The precision required in modern mechanical assembly makes the use of estimation and feel insufficient for securing components. A torque wrench is a specialized measuring tool designed to apply a specific amount of rotational force to a fastener, ensuring accuracy that hand-tightening cannot match. This controlled application of force is necessary because every bolt, nut, and screw in an engine, structure, or machine is engineered to hold a joint together with a specific tension. Without the ability to precisely measure this input, the long-term reliability and performance of the entire assembly are compromised.
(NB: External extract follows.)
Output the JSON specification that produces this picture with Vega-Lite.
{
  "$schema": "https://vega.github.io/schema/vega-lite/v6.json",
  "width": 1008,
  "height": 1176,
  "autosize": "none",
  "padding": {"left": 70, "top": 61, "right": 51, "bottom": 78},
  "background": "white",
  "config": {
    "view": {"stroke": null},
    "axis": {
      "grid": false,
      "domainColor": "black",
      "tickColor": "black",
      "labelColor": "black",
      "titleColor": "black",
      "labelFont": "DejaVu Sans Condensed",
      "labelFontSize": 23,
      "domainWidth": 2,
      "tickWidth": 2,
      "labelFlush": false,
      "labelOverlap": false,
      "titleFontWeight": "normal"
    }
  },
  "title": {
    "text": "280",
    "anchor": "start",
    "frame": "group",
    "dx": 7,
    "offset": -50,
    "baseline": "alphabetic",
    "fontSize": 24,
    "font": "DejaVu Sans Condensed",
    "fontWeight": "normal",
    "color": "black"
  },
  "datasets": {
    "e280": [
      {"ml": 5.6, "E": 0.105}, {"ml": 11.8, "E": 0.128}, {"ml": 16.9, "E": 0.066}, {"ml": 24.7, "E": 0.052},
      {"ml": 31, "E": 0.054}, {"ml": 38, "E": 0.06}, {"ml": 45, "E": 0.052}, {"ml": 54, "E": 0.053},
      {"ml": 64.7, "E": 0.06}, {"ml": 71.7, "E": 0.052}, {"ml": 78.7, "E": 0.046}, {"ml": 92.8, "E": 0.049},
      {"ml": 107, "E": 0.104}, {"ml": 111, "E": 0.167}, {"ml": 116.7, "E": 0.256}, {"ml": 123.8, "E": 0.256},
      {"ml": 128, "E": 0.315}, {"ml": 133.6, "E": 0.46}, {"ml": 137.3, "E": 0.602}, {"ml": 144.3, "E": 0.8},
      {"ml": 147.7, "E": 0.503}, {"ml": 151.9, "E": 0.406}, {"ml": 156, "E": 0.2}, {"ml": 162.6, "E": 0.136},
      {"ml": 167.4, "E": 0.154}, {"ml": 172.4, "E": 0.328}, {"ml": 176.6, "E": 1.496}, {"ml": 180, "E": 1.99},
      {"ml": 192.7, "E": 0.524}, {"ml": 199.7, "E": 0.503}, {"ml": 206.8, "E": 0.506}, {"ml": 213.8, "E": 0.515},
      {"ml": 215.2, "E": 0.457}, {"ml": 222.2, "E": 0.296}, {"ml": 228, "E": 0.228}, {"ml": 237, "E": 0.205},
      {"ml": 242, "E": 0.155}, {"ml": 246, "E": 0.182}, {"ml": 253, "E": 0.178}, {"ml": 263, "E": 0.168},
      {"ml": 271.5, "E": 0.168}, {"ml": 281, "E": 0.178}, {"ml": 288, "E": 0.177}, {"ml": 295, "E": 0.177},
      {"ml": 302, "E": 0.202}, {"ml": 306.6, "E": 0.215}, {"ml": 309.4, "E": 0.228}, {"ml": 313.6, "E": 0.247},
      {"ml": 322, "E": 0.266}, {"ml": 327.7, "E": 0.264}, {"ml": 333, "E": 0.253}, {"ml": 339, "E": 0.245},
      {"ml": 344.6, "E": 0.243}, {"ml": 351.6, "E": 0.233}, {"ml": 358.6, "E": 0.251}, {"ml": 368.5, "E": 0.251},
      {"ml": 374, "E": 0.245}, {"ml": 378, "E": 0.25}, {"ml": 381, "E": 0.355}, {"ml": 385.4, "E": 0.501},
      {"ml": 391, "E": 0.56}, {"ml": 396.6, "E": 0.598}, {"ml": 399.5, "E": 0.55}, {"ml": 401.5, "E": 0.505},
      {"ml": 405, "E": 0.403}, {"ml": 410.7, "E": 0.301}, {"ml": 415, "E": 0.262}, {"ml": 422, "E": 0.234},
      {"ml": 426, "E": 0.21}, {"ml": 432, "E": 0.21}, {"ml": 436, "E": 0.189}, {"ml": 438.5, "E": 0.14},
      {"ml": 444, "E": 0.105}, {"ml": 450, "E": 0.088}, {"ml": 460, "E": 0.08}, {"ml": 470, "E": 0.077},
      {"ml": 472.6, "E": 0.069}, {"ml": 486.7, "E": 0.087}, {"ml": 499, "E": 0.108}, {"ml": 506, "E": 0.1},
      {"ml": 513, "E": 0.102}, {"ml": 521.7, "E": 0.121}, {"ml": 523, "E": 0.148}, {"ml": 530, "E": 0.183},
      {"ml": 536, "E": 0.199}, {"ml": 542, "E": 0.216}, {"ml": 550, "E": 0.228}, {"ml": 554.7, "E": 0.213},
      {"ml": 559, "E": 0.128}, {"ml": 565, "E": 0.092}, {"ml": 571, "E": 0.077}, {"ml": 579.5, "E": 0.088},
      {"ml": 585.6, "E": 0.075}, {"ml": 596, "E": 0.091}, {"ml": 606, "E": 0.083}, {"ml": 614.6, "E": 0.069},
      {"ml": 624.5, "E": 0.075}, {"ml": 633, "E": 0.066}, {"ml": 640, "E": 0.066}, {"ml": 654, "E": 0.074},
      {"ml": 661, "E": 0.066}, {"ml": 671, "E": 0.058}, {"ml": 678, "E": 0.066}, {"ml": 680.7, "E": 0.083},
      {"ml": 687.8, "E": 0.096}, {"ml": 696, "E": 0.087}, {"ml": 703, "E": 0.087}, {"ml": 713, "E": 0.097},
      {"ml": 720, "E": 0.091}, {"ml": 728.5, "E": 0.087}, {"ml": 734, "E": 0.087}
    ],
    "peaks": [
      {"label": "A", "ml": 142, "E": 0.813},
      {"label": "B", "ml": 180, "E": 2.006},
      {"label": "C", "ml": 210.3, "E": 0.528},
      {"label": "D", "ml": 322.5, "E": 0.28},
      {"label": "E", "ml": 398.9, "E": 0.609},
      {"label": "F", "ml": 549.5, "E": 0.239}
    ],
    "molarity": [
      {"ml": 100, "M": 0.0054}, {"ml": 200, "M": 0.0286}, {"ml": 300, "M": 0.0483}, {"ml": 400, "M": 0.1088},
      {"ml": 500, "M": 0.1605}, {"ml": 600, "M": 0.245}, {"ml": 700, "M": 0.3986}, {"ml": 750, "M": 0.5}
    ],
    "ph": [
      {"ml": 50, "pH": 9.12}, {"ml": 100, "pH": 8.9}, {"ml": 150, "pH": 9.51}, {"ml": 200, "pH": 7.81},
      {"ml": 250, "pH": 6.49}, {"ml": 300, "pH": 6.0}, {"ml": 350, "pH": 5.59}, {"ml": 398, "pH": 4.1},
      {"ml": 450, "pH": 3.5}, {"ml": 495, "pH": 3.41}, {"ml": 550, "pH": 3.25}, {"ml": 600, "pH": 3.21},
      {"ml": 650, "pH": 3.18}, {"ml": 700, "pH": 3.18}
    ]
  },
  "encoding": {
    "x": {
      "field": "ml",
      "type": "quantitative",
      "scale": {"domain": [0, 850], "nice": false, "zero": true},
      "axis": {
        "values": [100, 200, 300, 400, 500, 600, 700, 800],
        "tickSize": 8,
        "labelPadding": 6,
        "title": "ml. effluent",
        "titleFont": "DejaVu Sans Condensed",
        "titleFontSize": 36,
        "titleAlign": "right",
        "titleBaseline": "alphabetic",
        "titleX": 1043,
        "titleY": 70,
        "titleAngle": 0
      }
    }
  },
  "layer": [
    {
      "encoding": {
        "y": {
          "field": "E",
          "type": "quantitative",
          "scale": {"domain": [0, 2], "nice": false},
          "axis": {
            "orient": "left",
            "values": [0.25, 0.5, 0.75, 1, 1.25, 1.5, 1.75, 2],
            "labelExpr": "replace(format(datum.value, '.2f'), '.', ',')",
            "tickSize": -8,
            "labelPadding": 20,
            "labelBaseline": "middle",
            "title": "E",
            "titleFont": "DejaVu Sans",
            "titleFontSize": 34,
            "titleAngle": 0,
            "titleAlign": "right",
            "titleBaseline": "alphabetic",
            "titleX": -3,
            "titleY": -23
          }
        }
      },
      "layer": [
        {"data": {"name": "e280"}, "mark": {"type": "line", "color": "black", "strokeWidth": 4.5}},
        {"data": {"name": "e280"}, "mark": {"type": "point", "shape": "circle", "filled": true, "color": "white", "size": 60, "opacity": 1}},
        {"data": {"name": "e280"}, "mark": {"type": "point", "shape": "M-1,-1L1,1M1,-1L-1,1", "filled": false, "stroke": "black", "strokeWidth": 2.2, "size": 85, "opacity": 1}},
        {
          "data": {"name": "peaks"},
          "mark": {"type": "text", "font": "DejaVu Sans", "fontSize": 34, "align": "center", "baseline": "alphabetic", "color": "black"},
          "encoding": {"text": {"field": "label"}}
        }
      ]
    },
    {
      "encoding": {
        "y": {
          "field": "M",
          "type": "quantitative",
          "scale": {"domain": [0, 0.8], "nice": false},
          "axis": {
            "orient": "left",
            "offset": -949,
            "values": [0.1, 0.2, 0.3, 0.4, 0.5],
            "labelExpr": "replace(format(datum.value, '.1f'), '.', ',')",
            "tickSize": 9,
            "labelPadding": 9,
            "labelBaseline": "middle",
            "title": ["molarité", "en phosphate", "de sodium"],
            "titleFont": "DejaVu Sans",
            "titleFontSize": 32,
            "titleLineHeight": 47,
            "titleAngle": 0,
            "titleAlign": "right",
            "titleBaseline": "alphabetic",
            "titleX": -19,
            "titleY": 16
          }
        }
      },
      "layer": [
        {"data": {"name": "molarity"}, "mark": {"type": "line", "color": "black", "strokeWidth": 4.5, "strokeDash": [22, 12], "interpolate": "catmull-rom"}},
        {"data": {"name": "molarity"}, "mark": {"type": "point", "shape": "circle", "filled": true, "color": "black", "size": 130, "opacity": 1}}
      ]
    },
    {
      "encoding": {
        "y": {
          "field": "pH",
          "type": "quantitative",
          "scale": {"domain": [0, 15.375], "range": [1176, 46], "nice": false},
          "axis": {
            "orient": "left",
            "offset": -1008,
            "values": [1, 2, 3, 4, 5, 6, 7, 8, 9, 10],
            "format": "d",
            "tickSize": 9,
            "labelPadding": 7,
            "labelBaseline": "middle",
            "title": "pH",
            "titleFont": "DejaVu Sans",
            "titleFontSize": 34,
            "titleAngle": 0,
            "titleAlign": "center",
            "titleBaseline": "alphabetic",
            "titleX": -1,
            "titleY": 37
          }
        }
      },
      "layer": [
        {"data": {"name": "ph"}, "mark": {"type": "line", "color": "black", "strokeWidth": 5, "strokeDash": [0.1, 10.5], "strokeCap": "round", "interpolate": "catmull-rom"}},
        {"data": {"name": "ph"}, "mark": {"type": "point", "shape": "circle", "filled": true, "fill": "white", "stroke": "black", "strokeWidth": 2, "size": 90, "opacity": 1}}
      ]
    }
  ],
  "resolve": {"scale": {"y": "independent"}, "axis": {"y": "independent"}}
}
Using a torque wrench transforms the subjective act of tightening into an objective, repeatable mechanical process.
Ensuring Proper Fastener Tension (Preload)
The primary mechanical purpose of tightening a fastener is not to simply turn the bolt head, but to create a clamping force, known as preload, between the joined components. Torque is merely the rotational input measured in units like foot-pounds or Newton-meters, which is used as an indirect method to achieve this desired output: the axial tension in the bolt itself. When a bolt is tightened, it acts like a stiff spring, stretching slightly to create this internal tension, and this tension is what generates the compressive clamping force on the parts being held together.
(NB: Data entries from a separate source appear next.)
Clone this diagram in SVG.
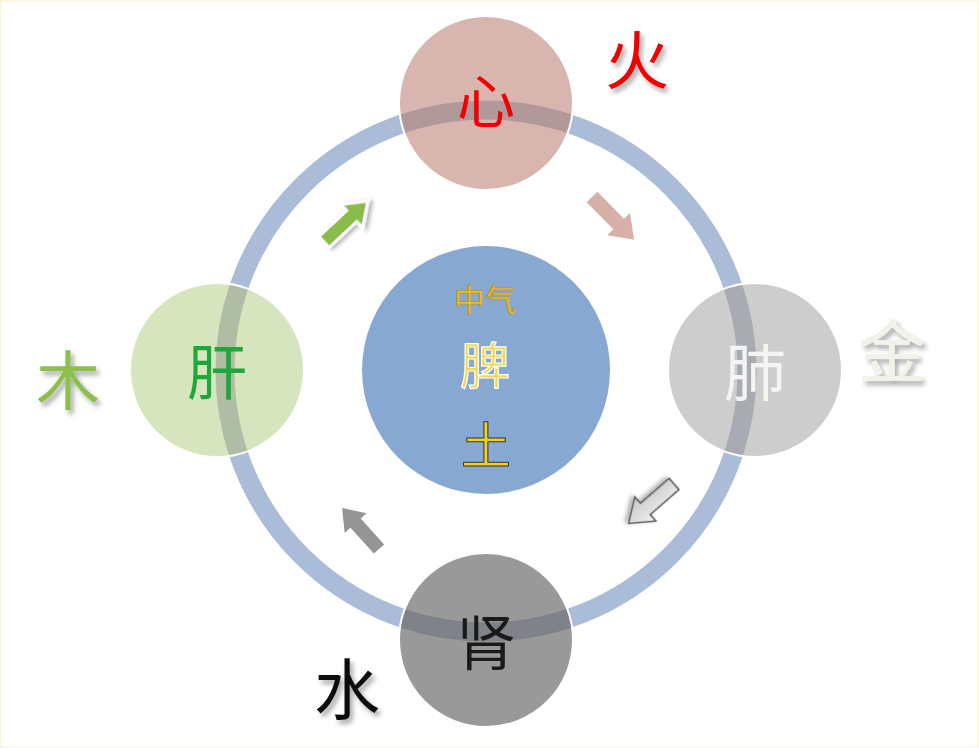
<svg xmlns="http://www.w3.org/2000/svg" width="979" height="748" viewBox="0 0 979 748">
<style>
.t{font-family:"Noto Sans CJK SC","Noto Sans CJK TC",sans-serif;text-anchor:middle;dominant-baseline:central;}
.node{stroke:#fff;stroke-width:2;}
</style>
<defs>
<filter id="sh" x="-30%" y="-30%" width="160%" height="160%">
<feDropShadow dx="3" dy="4" stdDeviation="2.5" flood-color="#000" flood-opacity="0.35"/>
</filter>
<filter id="ash" x="-30%" y="-30%" width="160%" height="160%">
<feDropShadow dx="2" dy="3" stdDeviation="2" flood-color="#000" flood-opacity="0.3"/>
</filter>
<linearGradient id="gg" x1="0" y1="0" x2="0" y2="1">
<stop offset="0" stop-color="#f2f2f2"/><stop offset="1" stop-color="#c4c4c4"/>
</linearGradient>
<path id="arr" d="M0,-7.5 L38,-7.5 L38,-16 L60,0 L38,16 L38,7.5 L0,7.5 Z"/>
<clipPath id="cc">
<circle cx="486" cy="103" r="86"/>
<circle cx="217" cy="370" r="86"/>
<circle cx="755" cy="370" r="86"/>
<circle cx="486" cy="640" r="86"/>
</clipPath>
</defs>
<rect x="0" y="0" width="979" height="748" fill="#fff"/>
<rect x="0.5" y="0.5" width="978" height="747" fill="none" stroke="#fdf5d5" stroke-width="2"/>

<g id="connectors">
<circle id="ring" cx="486" cy="371" r="261" fill="none" stroke="#abbcd8" stroke-width="19"/>
<use href="#arr" transform="translate(324,242) rotate(-43)" fill="#8bbb4a" stroke="#fff" stroke-width="3" filter="url(#ash)"/>
<use href="#arr" transform="translate(592,197) rotate(45.5)" fill="#d7b0a8"/>
<use href="#arr" transform="translate(674,484) rotate(139)" fill="url(#gg)" stroke="#555" stroke-width="1.5" filter="url(#ash)"/>
<use href="#arr" transform="translate(379,549) rotate(228) scale(0.92)" fill="#959595"/>
</g>

<g id="node-xin">
<circle class="node" cx="486" cy="103" r="87" fill="#d8b5ae"/>
</g>
<g id="node-gan">
<circle class="node" cx="217" cy="370" r="87" fill="#d6e5bd"/>
</g>
<g id="node-fei">
<circle class="node" cx="755" cy="370" r="87" fill="#cdcdcd"/>
</g>
<g id="node-shen">
<circle class="node" cx="486" cy="640" r="87" fill="#999999"/>
</g>
<circle cx="486" cy="371" r="261" fill="none" stroke="#2a3050" stroke-opacity="0.22" stroke-width="19" clip-path="url(#cc)"/>

<g id="node-pi">
<circle cx="486" cy="370" r="124" fill="#87a8d0"/>
<text class="t" x="485" y="297" font-size="31" fill="#f2c21c" stroke="#b08a10" stroke-width="0.6">中气</text>
<text class="t" x="485" y="362" font-size="50" fill="#f5d84a" stroke="#fff" stroke-width="1.2">脾</text>
<text class="t" x="486" y="442" font-size="50" fill="#f0d020" stroke="#333" stroke-width="1">土</text>
</g>

<g id="labels">
<text class="t" x="486" y="98" font-size="58" fill="#f00000">心</text>
<text class="t" x="217" y="368" font-size="60" fill="#1ea83a">肝</text>
<text class="t" x="755" y="369" font-size="62" fill="#f4f4f4">肺</text>
<text class="t" x="486" y="638" font-size="60" fill="#1a1a1a">肾</text>
<text class="t" x="637" y="56" font-size="64" fill="#f00000" filter="url(#sh)">火</text>
<text class="t" x="892" y="347" font-size="68" fill="#f3f2ea" filter="url(#sh)">金</text>
<text class="t" x="68" y="376" font-size="64" fill="#8cc04c" filter="url(#sh)">木</text>
<text class="t" x="347" y="685" font-size="66" fill="#111" filter="url(#sh)">水</text>
</g>
</svg>
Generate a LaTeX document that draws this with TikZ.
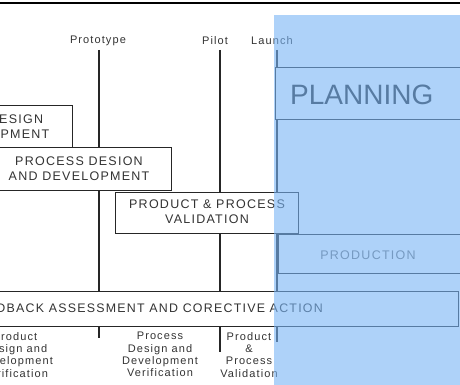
\documentclass[tikz,border=0pt]{standalone}
\usepackage{fontspec}
\setmainfont{Liberation Sans}
\newfontfamily\spc[LetterSpace=10]{Liberation Sans}
\begin{document}
\begin{tikzpicture}[x=1pt,y=-1pt,
  txt/.style={text=black!80, font=\spc\fontsize{11}{12.3}\selectfont, align=center, inner sep=0pt},
  boxtxt/.style={txt, font=\spc\fontsize{12.5}{15}\selectfont},
  stagebox/.style={draw=black!85, line width=1pt, fill=white},
  mile/.style={line width=1.8pt, draw=black!85},
  lbl/.style={text=black!80, font=\spc\fontsize{11}{13}\selectfont, inner sep=0pt}]
\useasboundingbox (0,0) rectangle (460,385);
\clip (0,0) rectangle (460,385);
% milestone lines
\node[lbl] (proto) at (98,41) {Prototype};
\node[lbl] (pilot) at (215,41) {Pilot};
\node[lbl] (launch) at (272,41) {Launch};
\coordinate (p1) at (99,50); \coordinate (p2) at (99,291);
\coordinate (q1) at (220,50); \coordinate (q2) at (220,291);
\coordinate (r1) at (277,50); \coordinate (r2) at (277,291);
\draw[mile] (p1) -- (p2);
\draw[mile] (q1) -- (q2);
\draw[mile] (r1) -- (r2);
% boxes
\draw[stagebox] (-120,106) rectangle (72,147);
\node[boxtxt] (b1) at (-21,127) {PRODUCT DESIGN\\AND DEVELOPMENT};
\draw[stagebox] (-12,147) rectangle (171,190);
\node[boxtxt] (b2) at (79,169) {PROCESS DESION\\AND DEVELOPMENT};
\draw[stagebox] (115,192) rectangle (298,233);
\node[boxtxt] (b3) at (207,212) {PRODUCT \& PROCESS\\VALIDATION};
\draw[stagebox] (275,68) rectangle (470,120);
\node[text=black!85, font=\fontsize{28}{30}\selectfont, anchor=west, inner sep=0pt] (plan) at (290,95) {PLANNING};
\draw[stagebox] (278,234) rectangle (470,273);
\node[boxtxt, text=black!55] (prod) at (368,255) {PRODUCTION};
\draw[stagebox] (-10,291) rectangle (458,326);
\node[txt, font=\spc\fontsize{12.4}{13}\selectfont, anchor=east] (fb) at (323,308) {FEEDBACK ASSESSMENT AND CORECTIVE ACTION};
% ticks
\coordinate (t1) at (99,338); \coordinate (t2) at (220,352); \coordinate (t3) at (277,342);
\coordinate (s1) at (99,326); \coordinate (s2) at (220,326); \coordinate (s3) at (277,326);
\draw[mile] (s1) -- (t1);
\draw[mile] (s2) -- (t2);
\draw[mile] (s3) -- (t3);
% bottom labels
\node[txt, anchor=north] (v1) at (15,332) {Product\\Design and\\Development\\Verification};
\node[txt, anchor=north] (v2) at (160,332) {Process\\Design and\\Development\\Verification};
\node[txt, anchor=north] (v3) at (249,332) {Product\\\&\\Process\\Validation};
% top rule and overlay
\fill[fill={rgb,255:red,120;green,180;blue,245}, fill opacity=0.6] (274,15) rectangle (470,400);
\draw[line width=2pt] (0,3) -- (460,3);
\end{tikzpicture}
\end{document}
This bolt stretch is necessary to ensure the joint remains secure against external forces such as vibration, thermal expansion, and operational loads. The vast majority of the applied torque, often as much as 90%, is consumed overcoming friction at the threads and under the bolt head, leaving a small portion to generate the actual preload. Because friction is highly variable, an accurate torque wrench is the most common and cost-effective way to control the input force, which in turn controls the consistency of the resultant preload. Without a precise measurement, the fastener may not stretch enough, leading to insufficient clamping force, or it may stretch too much, permanently yielding the bolt material.
Preventing Component Failure and Damage
Applying incorrect torque directly risks the physical destruction of the components being fastened. Excessive torque, or overtightening, forces the fastener past its yield strength, causing immediate damage. This can manifest as stripped threads in softer materials like aluminum engine blocks or plastic housings, or it can cause the bolt itself to stretch permanently or even snap off entirely.
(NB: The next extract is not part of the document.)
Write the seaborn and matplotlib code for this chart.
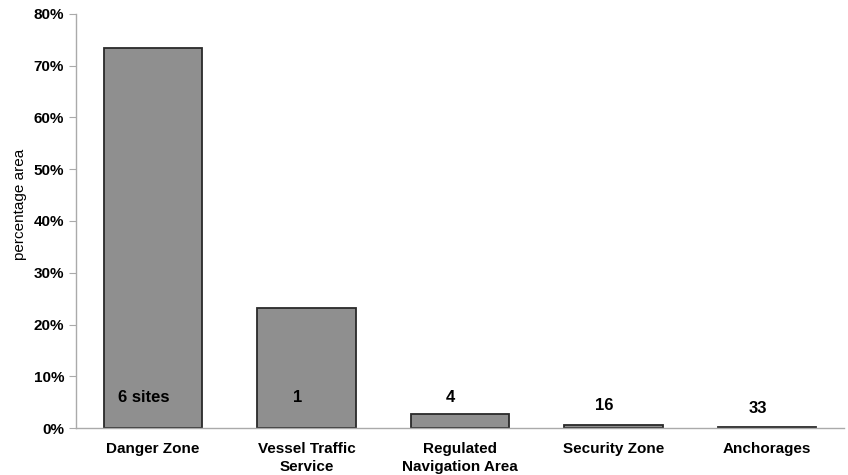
import pandas as pd
import seaborn as sns
import matplotlib.pyplot as plt
from matplotlib.ticker import PercentFormatter, FixedLocator

# data
categories = ['Danger Zone', 'Vessel Traffic\nService', 'Regulated\nNavigation Area',
              'Security Zone', 'Anchorages']
pct_area = [73.5, 23.2, 2.7, 0.5, 0.2]
site_labels = ['6 sites', '1', '4', '16', '33']
label_pos = [5.8, 5.9, 5.9, 4.3, 3.8]

df = pd.DataFrame({'category': categories, 'pct': pct_area})

sns.set_style('white')
plt.rcParams['font.family'] = ['Liberation Sans', 'DejaVu Sans']
plt.rcParams['text.color'] = 'black'
plt.rcParams['xtick.labelcolor'] = 'black'
plt.rcParams['ytick.labelcolor'] = 'black'
plt.rcParams['axes.labelcolor'] = 'black'

fig = plt.figure(figsize=(8.48, 4.75), dpi=100)
ax = fig.add_axes([76 / 848, 47 / 475, 768 / 848, 414 / 475])

sns.barplot(data=df, x='category', y='pct', color='#8f8f8f', saturation=1,
            width=0.64, edgecolor='#2a2a2a', linewidth=1.3, ax=ax)

# site count annotations (sit a little left of bar centre, as in the original)
for i, (txt, y) in enumerate(zip(site_labels, label_pos)):
    ax.text(i - 0.06, y, txt, ha='center', va='center', fontsize=12, fontweight='bold')

ax.set_ylim(0, 80)
ax.set_xlim(-0.5, 4.5)
ax.yaxis.set_major_formatter(PercentFormatter(decimals=0))
ax.set_yticks(range(0, 81, 10))
ax.xaxis.set_minor_locator(FixedLocator([0.5, 1.5, 2.5, 3.5, 4.5]))
ax.tick_params(axis='x', which='major', length=0, pad=10)
ax.tick_params(axis='x', which='minor', length=5, color='#aaaaaa', direction='out')
ax.tick_params(axis='y', length=5, color='#aaaaaa', direction='out', left=True)

for lab in ax.get_xticklabels() + ax.get_yticklabels():
    lab.set_fontweight('bold')
    lab.set_fontsize(11)
for lab in ax.get_xticklabels():
    lab.set_linespacing(1.35)

ax.set_xlabel('')
ax.set_ylabel('percentage area', fontsize=11)
ax.yaxis.set_label_coords(-0.064, 0.541)

for side in ['top', 'right']:
    ax.spines[side].set_visible(False)
for side in ['left', 'bottom']:
    ax.spines[side].set_color('#aaaaaa')
    ax.spines[side].set_linewidth(1)

plt.savefig('out.png', dpi=100)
In addition to damaging the fastener, overtightening can crack brittle materials such as ceramic spark plug insulators or distort delicate metal castings. Repairing stripped threads often requires time-consuming and expensive thread inserts, while broken bolts may require drilling and extraction, potentially ruining the entire component. Conversely, undertightening leaves a joint susceptible to loosening from operational vibration, which can lead to shear stress on the component or cause the fastener to back out completely. The resulting wear and tear accelerates component deterioration and significantly increases the operational risk of a mechanical failure.
Maintaining Structural Integrity and Sealing
In assemblies requiring uniform pressure, such as engines and fluid systems, a torque wrench is essential for ensuring an even distribution of clamping force. When multiple fasteners hold a large component—like a cylinder head onto an engine block—uneven tension can cause the component to distort. For instance, if cylinder head bolts are not torqued uniformly, the resulting uneven pressure can cause the head itself to warp, leading to immediate head gasket failure and the mixing of oil and coolant.
Tightening multiple fasteners is not a one-step process and requires following a specific pattern, such as a star or spiral sequence, which a torque wrench facilitates. This sequential tightening gradually brings the components together, compressing the gasket or mating surfaces evenly to prevent localized stress concentrations. Similarly, on a vehicle wheel, unevenly torqued lug nuts can induce runout in the brake rotor by distorting the mounting hat, which causes brake pulsation and premature wear. Ford technical bulletins have noted that lug-to-lug torque readings must be consistent, often within 20% of each other, to prevent this kind of distortion and maintain the integrity of the entire assembly.